L’artiste malgache Jean-Luc Raharimanana est à Mayotte pour présenter deux de ses créations. Il y est question du lien entre les îles mais aussi du rapport à l’histoire, parfois tragique, de notre région.
Il est de retour à Mayotte, 15 ans après son dernier passage. Jean-Luc Raharimanana, auteur, dramaturge, comédien et conteur malgache est accueilli par la compagnie Ari Art jusqu’à la fin du mois. Avant une rencontre prévue ce vendredi à 18h30 à la bouquinerie de Passamainty, il assurait un atelier d’écriture et de théâtre hier à la MJC de Mtsapéré.
Avec des jeunes de Mamoudzou rassemblés dans une troupe amateur, il a travaillé sur les mots, la voix, les silences… «Avec cet atelier, je voulais démystifier la question de la création littéraire, pour enlever tous les freins qu’on s’invente pour ne pas aller vers la littérature», explique Jean-Luc Raharimanana. Alors que la pluie tombait sur Mtsapéré, les jeunes auteurs ont, chacun et collectivement, produit quelques lignes sur une goutte d’eau, avant que le musicien Tao Ravao ne les accompagne dans leur représentation.
Lui aussi animait un groupe, avec des plus petits, pour leur faire approcher pulsations et rythmiques. «Quand on dit jouer de la musique, il ne faut pas oublier la signification du mot jouer. Si tu ne t’amuses pas, tu arrêtes !», explique Tao Ravao qui racontait aussi aux enfants un peu de l’histoire des instruments traditionnels de Madagascar, qui sont passés par Mayotte avant d’arriver dans la Grande Île.

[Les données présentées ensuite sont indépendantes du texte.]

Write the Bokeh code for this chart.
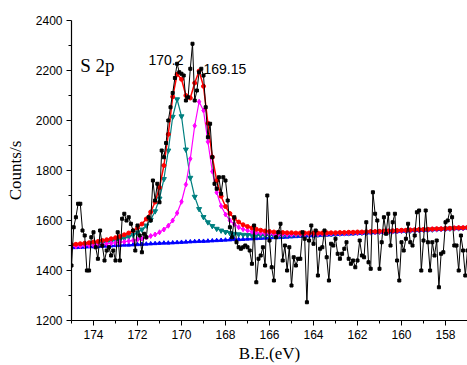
from bokeh.plotting import figure
from bokeh.models import FixedTicker, Range1d, Label
from bokeh.embed import file_html
from bokeh.resources import INLINE

# measured spectrum (B.E. from 175.0 down in 0.1 eV steps)
data_counts = [
    1420, 1573, 1613, 1667, 1667, 1560, 1540, 1400, 1400, 1533,
    1553, 1493, 1447, 1560, 1500, 1440, 1480, 1493, 1460, 1480,
    1440, 1553, 1440, 1607, 1627, 1600, 1613, 1587, 1560, 1480,
    1580, 1540, 1473, 1547, 1533, 1613, 1600, 1760, 1680, 1747,
    1673, 1880, 1853, 1910, 2000, 2053, 2110, 2170, 2227, 2193,
    2187, 2180, 2080, 2093, 2207, 2307, 2080, 2120, 2193, 2207,
    2180, 2053, 1933, 1987, 1853, 1747, 1727, 1773, 1707, 1773,
    1760, 1680, 1573, 1533, 1613, 1513, 1493, 1487, 1493, 1500,
    1493, 1480, 1427, 1580, 1353, 1447, 1460, 1493, 1420, 1700,
    1520, 1413, 1360, 1533, 1553, 1587, 1440, 1500, 1400, 1493,
    1340, 1453, 1420, 1447, 1447, 1553, 1527, 1273, 1520, 1580,
    1507, 1560, 1380, 1487, 1493, 1560, 1453, 1360, 1507, 1500,
    1527, 1467, 1447, 1467, 1487, 1513, 1447, 1427, 1440, 1413,
    1440, 1520, 1460, 1453, 1593, 1433, 1407, 1713, 1627, 1600,
    1407, 1513, 1613, 1547, 1627, 1500, 1593, 1627, 1440, 1360,
    1513, 1480, 1527, 1587, 1513, 1500, 1540, 1633, 1640, 1400,
    1520, 1640, 1513, 1400, 1513, 1460, 1520, 1333, 1467, 1473,
    1593, 1600, 1640, 1613, 1500, 1500, 1400, 1540, 1480, 1380,
    1480,
]
data_ev = [round(175.0 - 0.1 * i, 1) for i in range(len(data_counts))]

# fitted curves (B.E. from 175.0 down in 0.2 eV steps)
fit_envelope = [
    1503, 1505, 1507, 1509, 1511, 1514, 1516, 1520, 1523, 1527,
    1531, 1536, 1543, 1550, 1559, 1571, 1586, 1606, 1634, 1674,
    1732, 1820, 1945, 2095, 2185, 2165, 2100, 2090, 2150, 2198,
    2137, 1989, 1854, 1760, 1697, 1656, 1628, 1608, 1594, 1583,
    1576, 1570, 1565, 1561, 1558, 1556, 1554, 1553, 1552, 1551,
    1551, 1550, 1550, 1550, 1550, 1550, 1550, 1550, 1551, 1551,
    1551, 1552, 1552, 1553, 1553, 1554, 1554, 1555, 1556, 1556,
    1557, 1558, 1558, 1559, 1560, 1561, 1561, 1562, 1563, 1564,
    1564, 1565, 1566, 1567, 1567, 1568, 1569, 1570, 1571, 1571,
    1572,
]
fit_peak_170 = [
    1498, 1500, 1501, 1503, 1505, 1507, 1509, 1511, 1514, 1517,
    1520, 1524, 1529, 1535, 1542, 1552, 1564, 1580, 1603, 1637,
    1688, 1766, 1880, 2015, 2085, 2017, 1884, 1771, 1695, 1646,
    1614, 1593, 1578, 1567, 1560, 1554, 1550, 1547, 1545, 1543,
    1542, 1541, 1541, 1540, 1540, 1540, 1540, 1540, 1540, 1541,
    1541, 1542, 1542, 1543, 1543, 1544, 1544, 1545, 1546, 1546,
    1547, 1548, 1549, 1549, 1550, 1551, 1551, 1552, 1553, 1554,
    1555, 1555, 1556, 1557, 1558, 1559, 1559, 1560, 1561, 1562,
    1563, 1564, 1564, 1565, 1566, 1567, 1568, 1569, 1569, 1570,
    1571,
]
fit_peak_169 = [
    1496, 1497, 1498, 1500, 1501, 1502, 1504, 1505, 1507, 1509,
    1511, 1513, 1515, 1518, 1520, 1524, 1528, 1532, 1538, 1544,
    1553, 1564, 1579, 1600, 1630, 1675, 1744, 1847, 1979, 2075,
    2040, 1915, 1796, 1712, 1658, 1624, 1600, 1585, 1573, 1565,
    1560, 1555, 1552, 1550, 1548, 1547, 1546, 1545, 1545, 1544,
    1544, 1545, 1545, 1545, 1545, 1546, 1546, 1547, 1547, 1548,
    1548, 1549, 1549, 1550, 1551, 1551, 1552, 1553, 1554, 1554,
    1555, 1556, 1557, 1557, 1558, 1559, 1560, 1561, 1561, 1562,
    1563, 1564, 1565, 1565, 1566, 1567, 1568, 1569, 1570, 1570,
    1571,
]
fit_background = [
    1491, 1492, 1493, 1494, 1495, 1495, 1496, 1497, 1498, 1499,
    1500, 1501, 1502, 1502, 1503, 1504, 1505, 1506, 1507, 1508,
    1509, 1510, 1510, 1511, 1512, 1513, 1514, 1515, 1516, 1517,
    1517, 1518, 1519, 1520, 1521, 1522, 1523, 1524, 1524, 1525,
    1526, 1527, 1528, 1529, 1530, 1531, 1532, 1532, 1533, 1534,
    1535, 1536, 1537, 1538, 1539, 1539, 1540, 1541, 1542, 1543,
    1544, 1545, 1546, 1546, 1547, 1548, 1549, 1550, 1551, 1552,
    1553, 1554, 1554, 1555, 1556, 1557, 1558, 1559, 1560, 1561,
    1561, 1562, 1563, 1564, 1565, 1566, 1567, 1568, 1568, 1569,
    1570,
]
fit_ev = [round(175.0 - 0.2 * i, 1) for i in range(len(fit_background))]

x_major = [174, 172, 170, 168, 166, 164, 162, 160, 158]
x_minor = [175, 173, 171, 169, 167, 165, 163, 161, 159, 157]
y_major = [1200, 1400, 1600, 1800, 2000, 2200, 2400]
y_minor = [1300, 1500, 1700, 1900, 2100, 2300]

labels = [("S 2p", 174.6, 2220, "Liberation Serif", "19px"),
          ("170.2", 171.5, 2244, "Liberation Sans", "14px"),
          ("169.15", 169.0, 2208, "Liberation Sans", "14px")]

p = figure(width=467, height=365, output_backend="svg", toolbar_location=None,
           x_range=Range1d(175, 157), y_range=Range1d(1200, 2400),
           min_border_left=71, min_border_right=0, min_border_top=20,
           min_border_bottom=45)
p.outline_line_color = None
p.xgrid.visible = False
p.ygrid.visible = False
p.background_fill_color = "white"
p.border_fill_color = "white"

# fitted components
p.line(fit_ev, fit_background, line_color="#0000FF", line_width=1.5)
p.scatter(fit_ev, fit_background, marker="triangle", size=4, color="#0000FF")
p.line(fit_ev, fit_peak_170, line_color="#008080", line_width=1.2)
p.scatter(fit_ev, fit_peak_170, marker="inverted_triangle", size=5, color="#008080")
p.line(fit_ev, fit_peak_169, line_color="#FF00FF", line_width=1.2)
p.scatter(fit_ev, fit_peak_169, marker="diamond", size=5, color="#FF00FF")
p.line(fit_ev, fit_envelope, line_color="#FF0000", line_width=1.5)
p.scatter(fit_ev, fit_envelope, marker="circle", size=4, color="#FF0000")

# raw data
p.line(data_ev, data_counts, line_color="black", line_width=1)
p.scatter(data_ev, data_counts, marker="square", size=3, color="black")

for txt, xx, yy, font, size in labels:
    p.add_layout(Label(x=xx, y=yy, text=txt, text_font=font, text_font_size=size,
                       text_color="black", text_align="left", text_baseline="alphabetic"))

for ax in (p.xaxis[0], p.yaxis[0]):
    ax.axis_line_color = "black"
    ax.axis_line_width = 1.2
    ax.major_tick_line_color = "black"
    ax.minor_tick_line_color = "black"
    ax.major_tick_in = 0
    ax.major_tick_out = 5
    ax.minor_tick_in = 0
    ax.minor_tick_out = 3
    ax.major_label_text_font = "Liberation Sans"
    ax.major_label_text_font_size = "12px"
    ax.major_label_text_color = "black"
    ax.axis_label_text_font = "Liberation Serif"
    ax.axis_label_text_font_size = "17px"
    ax.axis_label_text_font_style = "normal"
    ax.axis_label_text_color = "black"

p.xaxis[0].ticker = FixedTicker(ticks=x_major, minor_ticks=x_minor)
p.yaxis[0].ticker = FixedTicker(ticks=y_major, minor_ticks=y_minor)
p.xaxis[0].axis_label = "B.E.(eV)"
p.yaxis[0].axis_label = "Counts/s"
p.xaxis[0].major_label_standoff = 4
p.xaxis[0].axis_label_standoff = 2
p.yaxis[0].major_label_standoff = 4
p.yaxis[0].axis_label_standoff = 8

open("out.html", "w").write(file_html(p, INLINE))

Les liens oubliés de l’océan Indien
Cette histoire commune, c’est le sens de la présence des deux artistes. Ils sont avant tout à Mayotte pour présenter deux spectacles en lien avec le passé. «Dans la zone, aussi bien à Madagascar, aux Comores, à Mayotte ou à La Réunion, nous avons un problème avec nos mémoires. Un passé qu’on ne regarde par devient une plaie et c’est cette plaie qui va nous rappeler qu’elle est bien là», explique Jean-Luc Raharimanana.

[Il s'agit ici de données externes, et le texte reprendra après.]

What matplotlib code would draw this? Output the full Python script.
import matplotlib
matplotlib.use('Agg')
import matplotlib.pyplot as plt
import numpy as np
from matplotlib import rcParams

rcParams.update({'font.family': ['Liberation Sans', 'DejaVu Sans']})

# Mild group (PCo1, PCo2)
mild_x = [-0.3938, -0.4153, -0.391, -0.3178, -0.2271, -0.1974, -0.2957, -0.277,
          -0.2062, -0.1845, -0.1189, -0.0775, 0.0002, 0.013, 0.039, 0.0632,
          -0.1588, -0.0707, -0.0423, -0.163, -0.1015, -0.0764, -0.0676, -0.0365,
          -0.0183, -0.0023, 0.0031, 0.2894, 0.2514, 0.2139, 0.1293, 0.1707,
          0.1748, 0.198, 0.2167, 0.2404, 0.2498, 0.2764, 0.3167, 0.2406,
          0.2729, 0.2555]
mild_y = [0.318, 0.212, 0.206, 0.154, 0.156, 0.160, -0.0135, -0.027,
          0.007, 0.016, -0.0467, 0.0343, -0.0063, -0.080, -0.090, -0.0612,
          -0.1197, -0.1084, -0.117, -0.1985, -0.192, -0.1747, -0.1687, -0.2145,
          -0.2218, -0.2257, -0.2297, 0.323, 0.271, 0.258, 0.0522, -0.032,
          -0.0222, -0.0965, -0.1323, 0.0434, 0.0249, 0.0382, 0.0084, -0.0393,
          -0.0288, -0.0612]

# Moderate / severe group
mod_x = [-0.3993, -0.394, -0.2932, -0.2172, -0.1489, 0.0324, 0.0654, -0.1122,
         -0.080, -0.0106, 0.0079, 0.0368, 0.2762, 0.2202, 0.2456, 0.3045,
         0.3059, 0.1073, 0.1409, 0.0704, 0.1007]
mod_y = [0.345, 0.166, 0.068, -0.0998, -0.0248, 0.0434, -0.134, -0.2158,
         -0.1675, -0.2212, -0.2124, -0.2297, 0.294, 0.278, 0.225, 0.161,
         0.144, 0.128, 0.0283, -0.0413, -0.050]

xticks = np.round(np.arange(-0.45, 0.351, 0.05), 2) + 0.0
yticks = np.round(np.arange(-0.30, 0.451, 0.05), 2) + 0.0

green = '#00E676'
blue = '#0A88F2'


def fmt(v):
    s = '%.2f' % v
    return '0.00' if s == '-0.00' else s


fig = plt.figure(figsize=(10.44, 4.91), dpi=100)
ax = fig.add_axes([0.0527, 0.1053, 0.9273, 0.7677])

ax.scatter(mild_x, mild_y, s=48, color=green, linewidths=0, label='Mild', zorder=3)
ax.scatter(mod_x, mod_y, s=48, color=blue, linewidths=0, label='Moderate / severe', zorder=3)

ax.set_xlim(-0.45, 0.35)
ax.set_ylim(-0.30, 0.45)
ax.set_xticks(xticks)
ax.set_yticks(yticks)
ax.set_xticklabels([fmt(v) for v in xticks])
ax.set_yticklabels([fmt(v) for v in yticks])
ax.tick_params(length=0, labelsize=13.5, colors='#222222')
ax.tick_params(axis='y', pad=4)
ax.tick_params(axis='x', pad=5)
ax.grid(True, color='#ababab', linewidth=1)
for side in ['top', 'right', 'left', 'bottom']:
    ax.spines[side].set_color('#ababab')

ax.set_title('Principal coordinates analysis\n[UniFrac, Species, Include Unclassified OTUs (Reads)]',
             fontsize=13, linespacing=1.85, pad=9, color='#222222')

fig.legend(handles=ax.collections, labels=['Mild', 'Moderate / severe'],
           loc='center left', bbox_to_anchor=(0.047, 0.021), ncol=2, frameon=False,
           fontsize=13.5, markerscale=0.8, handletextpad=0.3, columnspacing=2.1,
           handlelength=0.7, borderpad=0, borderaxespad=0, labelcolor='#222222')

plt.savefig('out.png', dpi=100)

«C’est important de venir voir les spectacles car ces artistes nous amènent une histoire qu’on ne connaît pas. Et il crée un lien entre nos îles que nous avons oublié», complète El Madjid de la compagnie Ari Art. L’auteur explore en effet les événements de 1947 à Madagascar, l’insurrection durement réprimée par les forces françaises.
La force de l’Histoire
Texte, voix, musique, photos de Pierrot Men, projections de témoignages, c’est un pan occulté de l’histoire que le créateur revisite, un travail d’artiste qui puise sa force dans les drames de la fin de la période coloniale. «Ce qui m’intéresse dans ce travail, c’est de revenir à des histoires de personnes. On parle toujours de l’Histoire sans considérer qu’il s’agit de morceaux de parcours individuels. Dans un événement, les personnes n’ont pas forcément une vision globale. Des témoins disent par exemple, ‘Les Français sont venus là et ils nous ont tués’. C’est important de récréer un lien entre l’Histoire et des histoires personnelles», raconte Jean-Luc Raharimanana.

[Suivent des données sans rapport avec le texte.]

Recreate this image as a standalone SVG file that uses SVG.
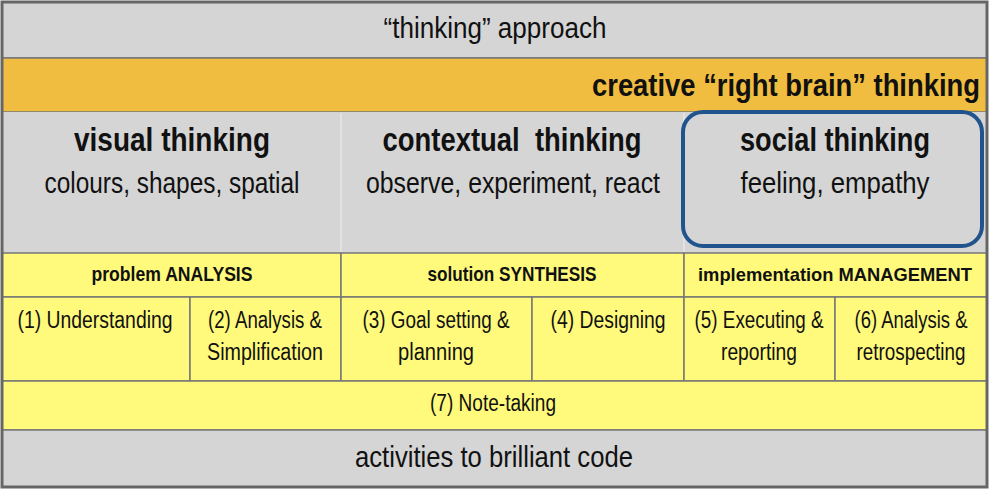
<svg xmlns="http://www.w3.org/2000/svg" width="990" height="490" viewBox="0 0 990 490">
<style>
text{font-family:"Liberation Sans",Arial,sans-serif;fill:#111;text-anchor:middle}
.b{font-weight:bold}
.cell{stroke:#777;stroke-width:1.5}
.gray{fill:#d5d5d5}
.yel{fill:#fffa7c}
</style>
<rect width="990" height="490" fill="#ffffff"/>
<g id="top-row">
<rect class="gray cell" x="2" y="2" width="985" height="56"/>
<text x="495" y="38" font-size="29" textLength="223" lengthAdjust="spacingAndGlyphs">“thinking” approach</text>
</g>
<g id="creative-row">
<rect class="cell" fill="#f0bd40" x="2" y="58" width="985" height="54"/>
<text class="b" x="786" y="96" font-size="32" textLength="388" lengthAdjust="spacingAndGlyphs">creative “right brain” thinking</text>
</g>
<g id="thinking-row">
<rect class="gray" x="2" y="112" width="985" height="141"/>
<line x1="341" y1="113" x2="341" y2="252" stroke="#e6e6e6" stroke-width="1.5"/>
<line x1="684" y1="113" x2="684" y2="252" stroke="#e6e6e6" stroke-width="1.5"/>
</g>
<g id="visual">
<text class="b" x="172" y="151" font-size="34" textLength="196" lengthAdjust="spacingAndGlyphs">visual thinking</text>
<text x="172" y="193" font-size="30" textLength="255" lengthAdjust="spacingAndGlyphs">colours, shapes, spatial</text>
</g>
<g id="contextual">
<text class="b" x="512" y="151" font-size="34" textLength="259" lengthAdjust="spacingAndGlyphs" xml:space="preserve">contextual  thinking</text>
<text x="513" y="193" font-size="30" textLength="294" lengthAdjust="spacingAndGlyphs">observe, experiment, react</text>
</g>
<g id="social">
<rect x="683" y="112" width="299" height="134" rx="20" fill="none" stroke="#21548c" stroke-width="4"/>
<text class="b" x="835" y="151" font-size="34" textLength="190" lengthAdjust="spacingAndGlyphs">social thinking</text>
<text x="835" y="193" font-size="30" textLength="189" lengthAdjust="spacingAndGlyphs">feeling, empathy</text>
</g>
<g id="phase-headers">
<rect class="yel cell" x="2" y="253" width="339" height="44"/>
<rect class="yel cell" x="341" y="253" width="343" height="44"/>
<rect class="yel cell" x="684" y="253" width="303" height="44"/>
<text class="b" x="172" y="281" font-size="21" textLength="161" lengthAdjust="spacingAndGlyphs">problem ANALYSIS</text>
<text class="b" x="512" y="281" font-size="21" textLength="169" lengthAdjust="spacingAndGlyphs">solution SYNTHESIS</text>
<text class="b" x="835" y="281" font-size="19" textLength="274" lengthAdjust="spacingAndGlyphs">implementation MANAGEMENT</text>
</g>
<g id="activities">
<rect class="yel cell" x="2" y="297" width="188" height="84"/>
<rect class="yel cell" x="190" y="297" width="151" height="84"/>
<rect class="yel cell" x="341" y="297" width="191" height="84"/>
<rect class="yel cell" x="532" y="297" width="152" height="84"/>
<rect class="yel cell" x="684" y="297" width="151" height="84"/>
<rect class="yel cell" x="835" y="297" width="152" height="84"/>
<text x="95" y="328" font-size="23" textLength="155" lengthAdjust="spacingAndGlyphs">(1) Understanding</text>
<text x="265" y="328" font-size="23" textLength="114" lengthAdjust="spacingAndGlyphs">(2) Analysis &amp;</text>
<text x="265" y="360" font-size="23" textLength="116" lengthAdjust="spacingAndGlyphs">Simplification</text>
<text x="436" y="328" font-size="23" textLength="147" lengthAdjust="spacingAndGlyphs">(3) Goal setting &amp;</text>
<text x="436" y="360" font-size="23" textLength="76" lengthAdjust="spacingAndGlyphs">planning</text>
<text x="608" y="328" font-size="23" textLength="115" lengthAdjust="spacingAndGlyphs">(4) Designing</text>
<text x="759" y="328" font-size="23" textLength="129" lengthAdjust="spacingAndGlyphs">(5) Executing &amp;</text>
<text x="759" y="360" font-size="23" textLength="76" lengthAdjust="spacingAndGlyphs">reporting</text>
<text x="911" y="328" font-size="23" textLength="113" lengthAdjust="spacingAndGlyphs">(6) Analysis &amp;</text>
<text x="911" y="360" font-size="23" textLength="109" lengthAdjust="spacingAndGlyphs">retrospecting</text>
</g>
<g id="note-taking">
<rect class="yel cell" x="2" y="381" width="985" height="49"/>
<text x="493" y="411" font-size="23" textLength="126" lengthAdjust="spacingAndGlyphs">(7) Note-taking</text>
</g>
<g id="bottom-row">
<rect class="gray cell" x="2" y="430" width="985" height="57"/>
<text x="494" y="467" font-size="29" textLength="278" lengthAdjust="spacingAndGlyphs">activities to brilliant code</text>
</g>
<g id="connectors"></g>
<rect x="2" y="2" width="985" height="485" fill="none" stroke="#666" stroke-width="3"/>
</svg>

Pour El Madjid d’Air Art, accueillir de telles créations permet de renforcer son travail sur l’oralité. «La parole, la palabre, faire surgir des non-dits, tout son travail d’auteur sur la mémoire interroge aussi notre propre histoire comme notre façon de créer à Mayotte».
Jean-Luc Raharimanana propose, ce samedi 24 octobre, «Par la nuit», une performance avec Tao Ravao, à la MJC de Kani Kéli à 20h, suivie d’un échange avec l’équipe artistique. Puis les vendredi 30 et samedi 31 octobre «Rano, rano», toujours à la MJC de Kani Kéli à 20h.